Control What You Can, Let Go of the Rest

 

Most of us spend the better part of our week fighting battles that don’t actually exist anywhere except in our own heads.

We play back conversations from three hours ago, trying to figure out why a colleague sounded dismissive. We lose sleep over a client’s bad mood. We exhaust ourselves trying to “fix” the way other people perceive us. It’s a massive leak of mental energy, and it’s the fastest way to hit a wall of total burnout.

The reality is actually quite simple: Control is a finite resource. Clarity, on the other hand, is not. Once you stop trying to manage the wind, you can actually start steering the boat.

The Control Trap We’ve been conditioned to believe that if we just find the right words, work an extra hour, or provide one more explanation, we can somehow “hack” the way other people think or behave.

It’s an illusion. You can’t.

You don’t own how someone interprets your email. You don’t own their emotional baggage, their morning mood, or their decision-making process. Pushing harder against these things doesn’t get you results, it just creates friction. This is where leaders lose their edge and where talented people start to feel stuck. You’re trying to manage variables that aren’t yours to touch.

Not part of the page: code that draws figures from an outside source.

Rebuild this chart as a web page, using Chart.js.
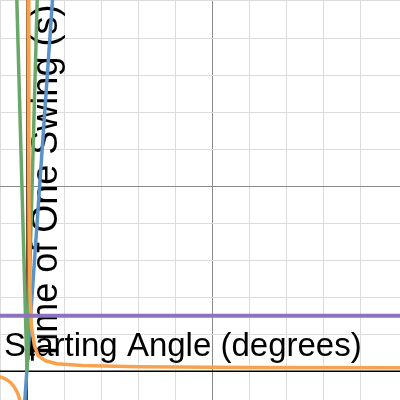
<!DOCTYPE html>
<html><head><style>html,body{margin:0;padding:0;background:#fff}#w{width:400px;height:400px}</style>
<script src="https://cdn.jsdelivr.net/npm/chart.js"></script></head>
<body><div id="w"><canvas id="c"></canvas></div>
<script>
const xTitle = "Starting Angle (degrees)";
const yTitle = "Time of One Swing (s)";
const purpleY = 1.5;
const orangeLeftX = [-0.75, -0.6, -0.45, -0.35, -0.25, -0.19];
const orangeLeftY = [-0.15, -0.2, -0.3, -0.42, -0.6, -0.8];
const orangeRightX = [0.03, 0.05, 0.08, 0.12, 0.2, 0.3, 0.5, 0.8, 1.5, 3, 6, 10.2];
const orangeRightY = [10.2, 5, 2.2, 1.2, 0.7, 0.42, 0.28, 0.2, 0.15, 0.12, 0.1, 0.09];
const greenX = [-0.28, 0, 0.28];
const greenY = [10.2, 0, 10.2];
const blueX = [-0.06, 0.7];
const blueY = [-0.8, 10.2];
const brownX = [0.03, 0.03];
const brownY = [0.3, 10.2];
const pts=(xs,ys)=>xs.map((x,i)=>({x,y:ys[i]}));
const ds=(d,c,w)=>({data:d,borderColor:c,borderWidth:w||3,showLine:true,pointRadius:0});
const textPlug={id:'t',beforeDatasetsDraw(ch){const c=ch.ctx;c.save();c.fillStyle='#000';
c.textBaseline='middle';c.font='33px Arial, "Liberation Sans"';c.fillText(xTitle,4,347);
c.font='36px Arial, "Liberation Sans"';
c.translate(47,183);c.rotate(-Math.PI/2);c.textAlign='center';c.fillText(yTitle,0,0);c.restore();}};
const axPlug={id:'a',beforeDatasetsDraw(ch){const c=ch.ctx,x=ch.scales.x,y=ch.scales.y;c.save();c.strokeStyle='#000';c.lineWidth=1.5;
c.beginPath();c.moveTo(x.getPixelForValue(0),0);c.lineTo(x.getPixelForValue(0),400);c.moveTo(0,y.getPixelForValue(0));c.lineTo(400,y.getPixelForValue(0));c.stroke();c.restore();}};
const gc=ctx=>ctx.tick.value%5===0?'#8a8a8a':'#dcdcdc';
new Chart(document.getElementById('c'),{type:'scatter',
data:{datasets:[
ds([{x:-1,y:purpleY},{x:11,y:purpleY}],'#8e72c0',4),
ds(pts(orangeLeftX,orangeLeftY),'#f7a24f',3.5),
ds(pts(orangeRightX,orangeRightY),'#f7a24f',3.5),
ds(pts(greenX,greenY),'#6aa86a',3.5),
ds(pts(brownX,brownY),'#c0540f',3),
ds(pts(blueX,blueY),'#5b93c9',3.5),
ds([{x:0,y:0},{x:-0.05,y:-0.8}],'#1f3c6e',1.5)]},
options:{animation:false,responsive:true,maintainAspectRatio:false,layout:{padding:0},
plugins:{legend:{display:false},tooltip:{enabled:false}},
scales:{x:{type:'linear',min:-0.73,max:10.08,ticks:{display:false,stepSize:1},border:{display:false},grid:{color:gc,drawTicks:false}},
y:{type:'linear',min:-0.78,max:10.03,ticks:{display:false,stepSize:1},border:{display:false},grid:{color:gc,drawTicks:false}}}},
plugins:[textPlug,axPlug]});
</script></body></html>
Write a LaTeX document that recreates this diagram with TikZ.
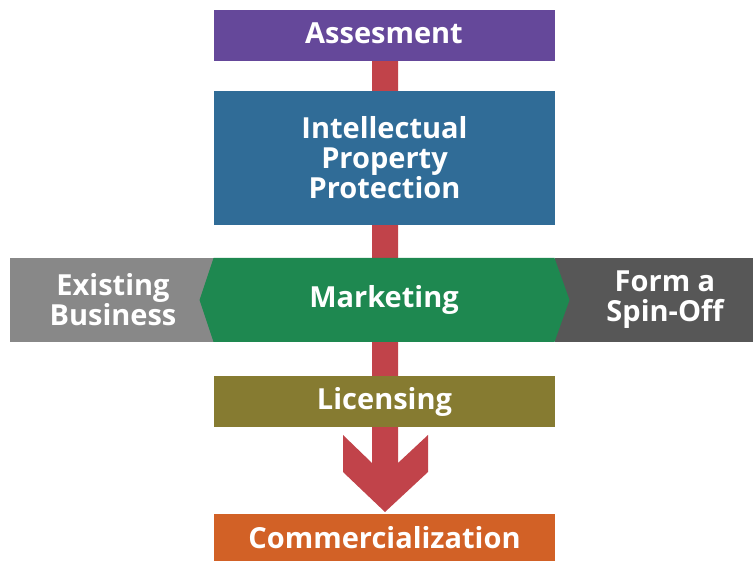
\documentclass[tikz,border=0pt]{standalone}
\usepackage{fontspec}
\setmainfont{Open Sans}
\usetikzlibrary{calc}
\definecolor{purp}{HTML}{65489A}
\definecolor{ipblue}{HTML}{306C97}
\definecolor{mgreen}{HTML}{1E8850}
\definecolor{lgray}{HTML}{888888}
\definecolor{dgray}{HTML}{575757}
\definecolor{olive}{HTML}{867B31}
\definecolor{orng}{HTML}{D26126}
\definecolor{arrowred}{HTML}{C1434A}
\begin{document}
\begin{tikzpicture}[x=1pt,y=-1pt,
  lbl/.style={text=white,font=\bfseries\fontsize{29}{30}\selectfont,align=center,inner sep=0pt},
  stepbox/.style={lbl,minimum width=341pt}]
\useasboundingbox (0,0) rectangle (753,561);
% side boxes
\node[lbl,fill=lgray,minimum width=204pt,minimum height=84pt] (exist) at (112,300) {};
\node[lbl,fill=dgray,minimum width=198pt,minimum height=84pt] (spin) at (654,300) {};
\node[lbl] (existT) at (113,300) {Existing\\Business};
\node[lbl] (spinT) at (665,300) {Form a\\Spin-Off};
% red connector with chevron head
\fill[arrowred] (372,60) -- (398,60) -- (398,463) -- (428,435) -- (428,472) -- (385,512) -- (343,472) -- (343,435) -- (372,463) -- cycle;
% main boxes
\node[stepbox,fill=purp,minimum height=51pt] (assess) at (384.5,35.5) {};
\node[lbl] (assessT) at (384,33) {Assesment};
\node[stepbox,fill=ipblue,minimum height=134pt] (ip) at (384.5,158) {Intellectual\\Property\\Protection};
\fill[mgreen] (199.5,300) -- (213.5,258) -- (554.5,258) -- (569.5,300) -- (554.5,342) -- (213.5,342) -- cycle;
\node[lbl] (market) at (384,300) {Marketing};
\node[stepbox,fill=olive,minimum height=51pt] (lic) at (384.5,401.5) {Licensing};
\node[stepbox,fill=orng,minimum height=47pt] (comm) at (384.5,537.5) {Commercialization};
\end{tikzpicture}
\end{document}
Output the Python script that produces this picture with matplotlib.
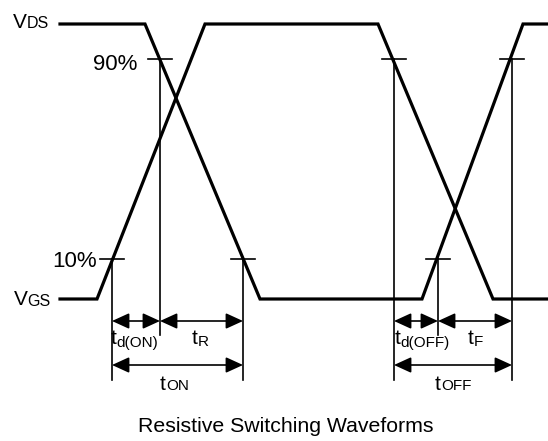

Defining Your Real “Jurisdiction” Real power, the kind that actually moves the needle, comes from a brutal audit of where your influence actually begins and ends.

In any given situation, your jurisdiction is limited to four things:

  1. Your words.
  2. Your perspective.
  3. Your behavior.
  4. Your reactions.

That’s it. It sounds simple, almost too simple, but look at the impact: Your words determine clarity. Your perspective dictates your resilience. Your behavior sets the standard for everyone else in the room. And your reactions? They determine whether a crisis escalates into a disaster or dissolves into a solution.

This isn’t about being passive or “checked out.” It’s about being incredibly deliberate with the only tools you actually have.

Leadership is Emotional Management (Your Own) If you’re a leader, here’s a reality check: Your team isn’t actually listening to what you say as much as they are watching how you respond when things go sideways.

When a leader is constantly chasing validation or trying to force agreement, they become reactive. They’re like a weather vane, spinning with every shift in the office atmosphere. But when a leader anchors themselves solely in what they control, they become the anchor for the whole team. Reactive leaders create noise; steady leaders build trust.

The Shift to Personal Authority The moment you stop asking, “Why are they acting like this?” and start asking, “How am I choosing to show up right now?” everything changes.

You move from a place of frustration to a place of authority. Not the kind of authority that comes from a title on a door, but personal authority. This is where confidence stops being loud and starts being quiet. This is where boundaries get clear because you aren’t waiting for someone else to respect them, you’re enforcing them through your own actions.

A Personal Realization Looking back, every “plateau” in my own career was caused by the same weight: I was carrying things that weren’t mine to carry. I was trying to manage the emotions of my bosses, the opinions of my peers, and the outcomes of things outside my reach.

The second I dropped that weight, my focus sharpened. Decisions got easier. Conversations became cleaner. The “energy leak” stopped. The people around me didn’t necessarily change, but because I shifted my focus to my own “four things,” the environment changed anyway.

The Bottom Line Control isn’t about force; it’s about the discipline to stay in your lane.

It takes discipline to pause before you snap back at a frustrating comment. It takes discipline to choose a productive perspective when you’d rather just complain. This isn’t a sign of weakness, it’s the ultimate sign of leadership maturity.

You don’t need to control the world to move forward. You just need to master the space you’re standing in.